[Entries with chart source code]

▽

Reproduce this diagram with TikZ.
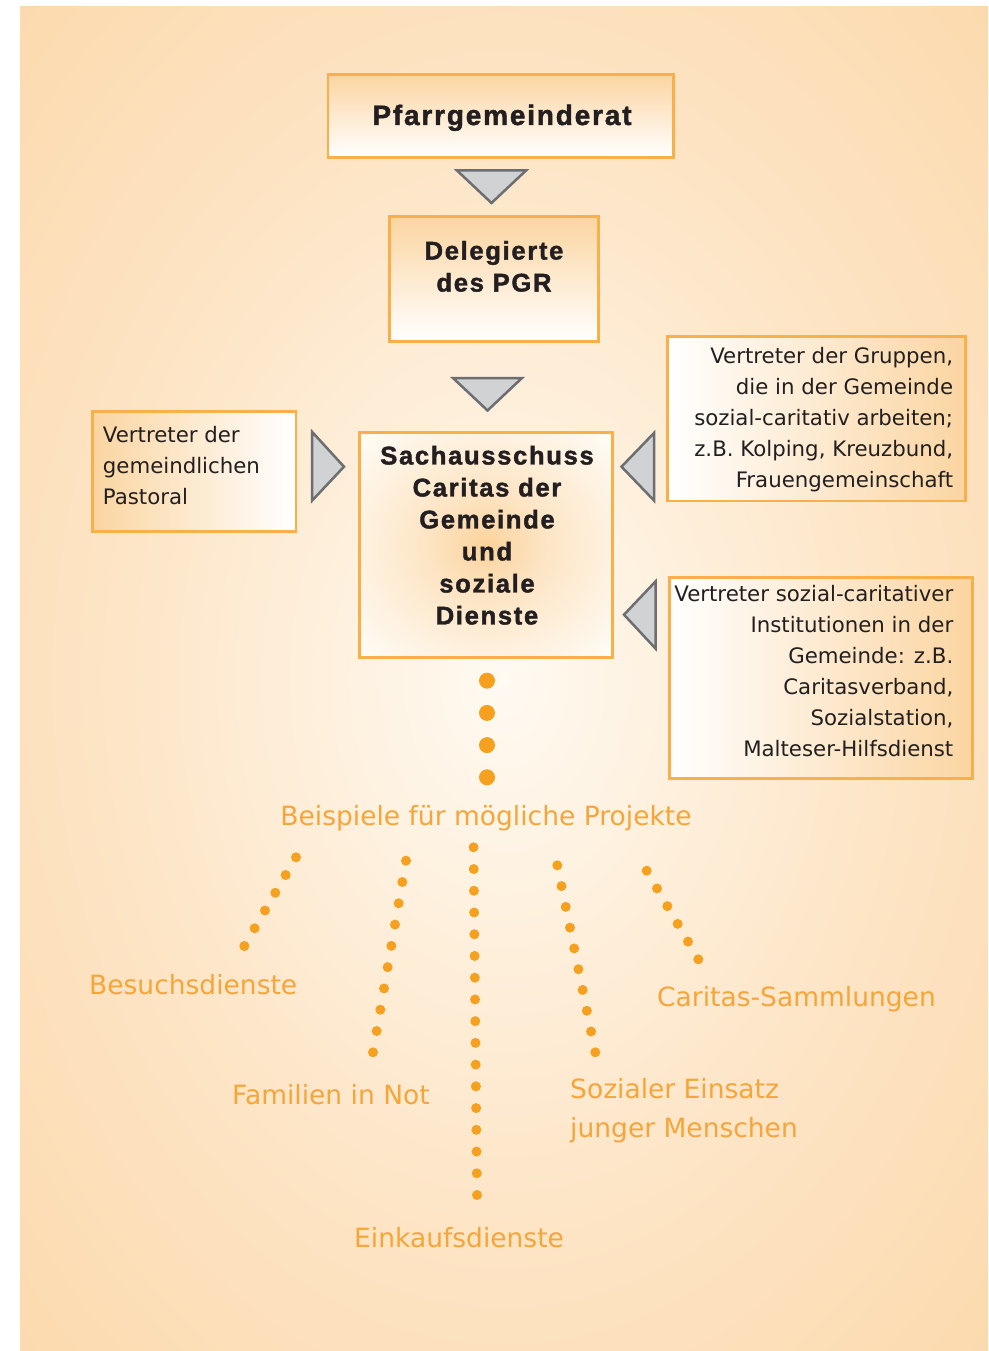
\documentclass[tikz,border=0pt]{standalone}
\usepackage{fontspec}
\setmainfont{DejaVu Sans}
\newfontfamily\titlefont[LetterSpace=6.5,FakeBold=1.6]{Liberation Sans Bold}
\usetikzlibrary{calc}
\definecolor{boxborder}{HTML}{F9B04B}
\definecolor{boxorange}{HTML}{FBD5A1}
\definecolor{trifill}{HTML}{D1D2D4}
\definecolor{tristroke}{HTML}{6D6E71}
\definecolor{dotorange}{HTML}{F5A01F}
\definecolor{labelorange}{HTML}{F6A53A}
\definecolor{textdark}{HTML}{231F20}
\definecolor{bga}{HTML}{FFFAF2}
\definecolor{bgb}{HTML}{FEF1DF}
\definecolor{bgc}{HTML}{FDE4C4}
\definecolor{bgd}{HTML}{FCD9AC}
\definecolor{bge}{HTML}{FBD4A0}
\definecolor{bgf}{HTML}{FBD19A}
\definecolor{glowa}{HTML}{FBD39C}
\definecolor{glowb}{HTML}{FDE5C5}
\definecolor{glowc}{HTML}{FFFDF9}
\pgfdeclareradialshading{bgshade}{\pgfpoint{0bp}{0bp}}{color(0bp)=(bga); color(6bp)=(bgb); color(15bp)=(bgc); color(26bp)=(bgd); color(35bp)=(bge); color(50bp)=(bgf)}
\pgfdeclareradialshading{glowshade}{\pgfpoint{0bp}{0bp}}{color(0bp)=(glowa); color(12bp)=(glowb); color(36bp)=(glowc); color(50bp)=(glowc)}
\tikzset{
  boxbase/.style={draw=boxborder, line width=2.8pt, inner sep=0pt, anchor=north west},
  vbox/.style={boxbase, top color=boxorange, bottom color=white},
  lbox/.style={boxbase, left color=boxorange, right color=white},
  rbox/.style={boxbase, left color=white, right color=boxorange},
  gbox/.style={boxbase, shading=glowshade},
  tri/.style={fill=trifill, draw=tristroke, line width=2.5pt, line join=miter},
  titletext/.style={text=textdark, inner sep=0pt, align=center},
  bodytext/.style={text=textdark, inner sep=0pt, font=\fontsize{21.3}{31}\selectfont},
  labeltext/.style={text=labelorange, inner sep=0pt, font=\fontsize{26.5}{39}\selectfont},
  bigdot/.style={fill=dotorange},
  smalldot/.style={fill=dotorange}
}
\begin{document}
\begin{tikzpicture}[x=1pt,y=-1pt]
\useasboundingbox (0,0) rectangle (988,1351);
\fill[white] (0,0) rectangle (988,1351);
\begin{scope}
  \clip (20,7) rectangle (988,1351);
  \shade[shading=bgshade] (-180.5,-271.4) rectangle (1188.5,1629.4);
\end{scope}

% boxes
\node[vbox, minimum width=345.5pt, minimum height=83pt] (pgr) at (326.5,73) {};
\node[vbox, minimum width=208.8pt, minimum height=124.9pt] (del) at (388.1,215.4) {};
\node[gbox, minimum width=253.2pt, minimum height=225.6pt] (sach) at (358.1,430.7) {};
\node[lbox, minimum width=203.2pt, minimum height=120.6pt] (past) at (91.4,409.7) {};
\node[rbox, minimum width=298.6pt, minimum height=164.9pt] (grp) at (665.7,334.7) {};
\node[rbox, minimum width=302.8pt, minimum height=200.5pt] (inst) at (668.1,576.4) {};

% titles
\node[titletext, anchor=base, font=\titlefont\fontsize{28}{32}\selectfont] (pgrT) at (502,125) {Pfarrgemeinderat};
\node[titletext, anchor=center, font=\titlefont\fontsize{25.6}{32}\selectfont] (delT) at (494,266.4) {Delegierte\\des PGR};
\node[titletext, anchor=center, font=\titlefont\fontsize{25.6}{32}\selectfont] (sachT) at (487,535.3) {Sachausschuss\\Caritas der\\Gemeinde\\und\\soziale\\Dienste};

% body texts
\node[bodytext, anchor=west, align=left] (pastT) at (102.7,465.9) {Vertreter der\\gemeindlichen\\Pastoral};
\node[bodytext, anchor=east, align=right] (grpT) at (953.3,419.9) {Vertreter der Gruppen,\\die in der Gemeinde\\sozial-caritativ arbeiten;\\z.B. Kolping, Kreuzbund,\\Frauengemeinschaft};
\node[bodytext, anchor=east, align=right] (instT) at (953.5,671.2) {Vertreter sozial-caritativer\\Institutionen in der\\Gemeinde: z.B.\\Caritasverband,\\Sozialstation,\\Malteser-Hilfsdienst};

% triangles
\draw[tri] (457,170.5) -- (526,170.5) -- (491.5,203) -- cycle;
\draw[tri] (453,378) -- (522,378) -- (487.5,410.5) -- cycle;
\draw[tri] (312.2,432) -- (312.2,500.5) -- (344,466.7) -- cycle;
\draw[tri] (654,433) -- (654,500.5) -- (621.5,466.7) -- cycle;
\draw[tri] (655.5,581.5) -- (655.5,648.5) -- (624,614.7) -- cycle;

% big dots
\foreach \yy in {680.7,712.9,745.1,777.3} \fill[bigdot] (487,\yy) circle (8pt);

% projects heading
\node[labeltext, anchor=base] (proj) at (486,825) {Beispiele für mögliche Projekte};

% dotted lines
\coordinate (d1s) at (296,857.3);   \coordinate (d1e) at (244.3,946);
\coordinate (d2s) at (406,860.7);   \coordinate (d2e) at (373,1052.3);
\coordinate (d3s) at (473.5,847.3); \coordinate (d3e) at (477,1195);
\coordinate (d4s) at (557.3,865.3); \coordinate (d4e) at (595.3,1052.3);
\coordinate (d5s) at (646.7,870.7); \coordinate (d5e) at (698.3,959.3);
\foreach \s/\e/\n in {d1s/d1e/5, d2s/d2e/9, d3s/d3e/16, d4s/d4e/9, d5s/d5e/5}{
  \foreach \i in {0,...,\n}{
    \fill[smalldot] ($(\s)!{\i/\n}!(\e)$) circle (5pt);
  }
}

% labels
\node[labeltext, anchor=base west] (besuch) at (89,994.5) {Besuchsdienste};
\node[labeltext, anchor=base west] (famil) at (232,1104.5) {Familien in Not};
\node[labeltext, anchor=base west] (einkauf) at (354,1247.5) {Einkaufsdienste};
\node[labeltext, anchor=west, align=left] (sozial) at (570,1110.2) {Sozialer Einsatz\\junger Menschen};
\node[labeltext, anchor=base west] (samml) at (657,1006) {Caritas-Sammlungen};
\end{tikzpicture}
\end{document}
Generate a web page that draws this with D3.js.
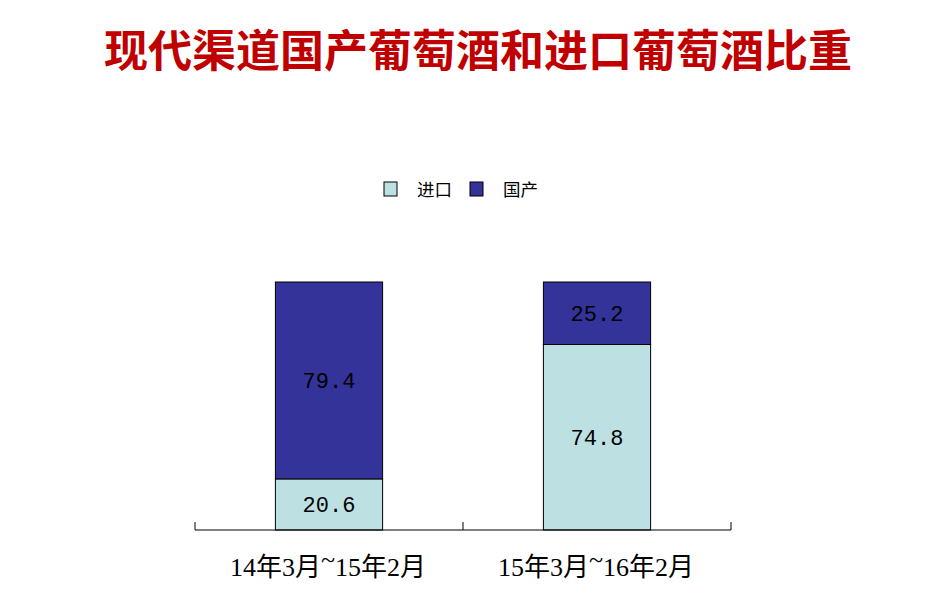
<!DOCTYPE html>
<html><head><meta charset="utf-8">
<script src="https://cdn.jsdelivr.net/npm/d3@7"></script>
<style>body{margin:0;background:#fff}</style>
</head><body>
<svg id="c" width="940" height="612"></svg>
<script>
const title = "现代渠道国产葡萄酒和进口葡萄酒比重";
const categories = ["14年3月~15年2月", "15年3月~16年2月"];
const seriesNames = ["进口", "国产"];
const importValues = [20.6, 74.8];
const domesticValues = [79.4, 25.2];
const colors = ["#BDE1E3", "#333399"];

const svg = d3.select("#c");
const plotLeft = 195, plotRight = 731, plotTop = 282, plotBottom = 530;

svg.append("text").attr("x", 478).attr("y", 67).attr("text-anchor", "middle")
  .attr("font-family", "Noto Sans CJK SC").attr("font-weight", "bold")
  .attr("font-size", 44).attr("fill", "#C00000").text(title);

const x = d3.scaleBand().domain(categories).range([plotLeft, plotRight]).paddingInner(0).paddingOuter(0);
const y = d3.scaleLinear().domain([0, 100]).range([plotBottom, plotTop]);
const bw = x.bandwidth() * 0.4;

const stackData = categories.map((c, i) => ({cat: c, "进口": importValues[i], "国产": domesticValues[i]}));
const stack = d3.stack().keys(seriesNames)(stackData);

stack.forEach((layer, li) => {
  const g = svg.append("g");
  layer.forEach(d => {
    const cx = x(d.data.cat) + x.bandwidth() / 2;
    g.append("rect").attr("x", cx - bw / 2).attr("y", y(d[1])).attr("width", bw)
      .attr("height", y(d[0]) - y(d[1])).attr("fill", colors[li])
      .attr("stroke", "#000").attr("stroke-width", 1);
    g.append("text").attr("x", cx).attr("y", (y(d[0]) + y(d[1])) / 2 + 8)
      .attr("text-anchor", "middle").attr("font-family", "Liberation Mono, monospace")
      .attr("font-size", 22).attr("fill", "#000").text((d[1] - d[0]).toFixed(1));
  });
});

const axisG = svg.append("g");
axisG.append("line").attr("x1", plotLeft).attr("x2", plotRight).attr("y1", plotBottom).attr("y2", plotBottom)
  .attr("stroke", "#000").attr("stroke-width", 1);
const tickPos = [plotLeft, ...categories.map(c => x(c) + x.bandwidth())];
tickPos.forEach(t => {
  axisG.append("line").attr("x1", t).attr("x2", t).attr("y1", plotBottom).attr("y2", plotBottom - 8)
    .attr("stroke", "#000").attr("stroke-width", 1);
});
categories.forEach(c => {
  const parts = c.split("~");
  const t = axisG.append("text").attr("x", x(c) + x.bandwidth() / 2 - 1).attr("y", 576)
    .attr("text-anchor", "middle").attr("font-family", "Liberation Serif, Noto Sans CJK SC")
    .attr("font-size", 26).attr("fill", "#000");
  t.append("tspan").text(parts[0]);
  t.append("tspan").attr("dy", -8).text("~");
  t.append("tspan").attr("dy", 8).text(parts[1]);
});

const legendX = [384, 470];
seriesNames.forEach((s, i) => {
  svg.append("rect").attr("x", legendX[i]).attr("y", 182).attr("width", 13).attr("height", 14)
    .attr("fill", colors[i]).attr("stroke", "#000").attr("stroke-width", 1);
  svg.append("text").attr("x", legendX[i] + 33).attr("y", 196)
    .attr("font-family", "Noto Sans CJK SC").attr("font-size", 17.5).attr("fill", "#000").text(s);
});
</script>
</body></html>
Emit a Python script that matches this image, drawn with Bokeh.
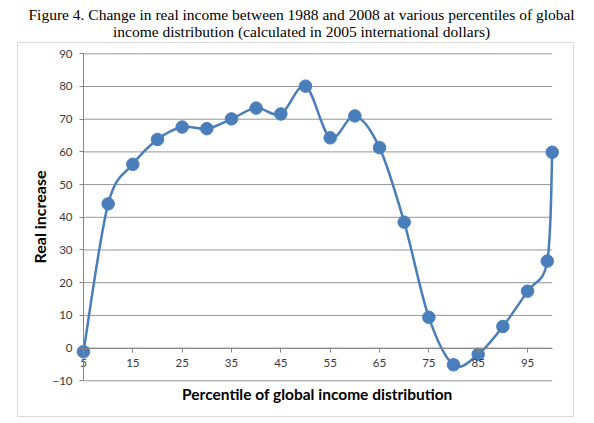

△

### Aim
From the listing, copy every line where the string "this" appears.

### Answer for the task
Reproduce this diagram with TikZ.
Generate a web page that draws this with D3.js.
Emit a Python script that matches this image, drawn with Bokeh.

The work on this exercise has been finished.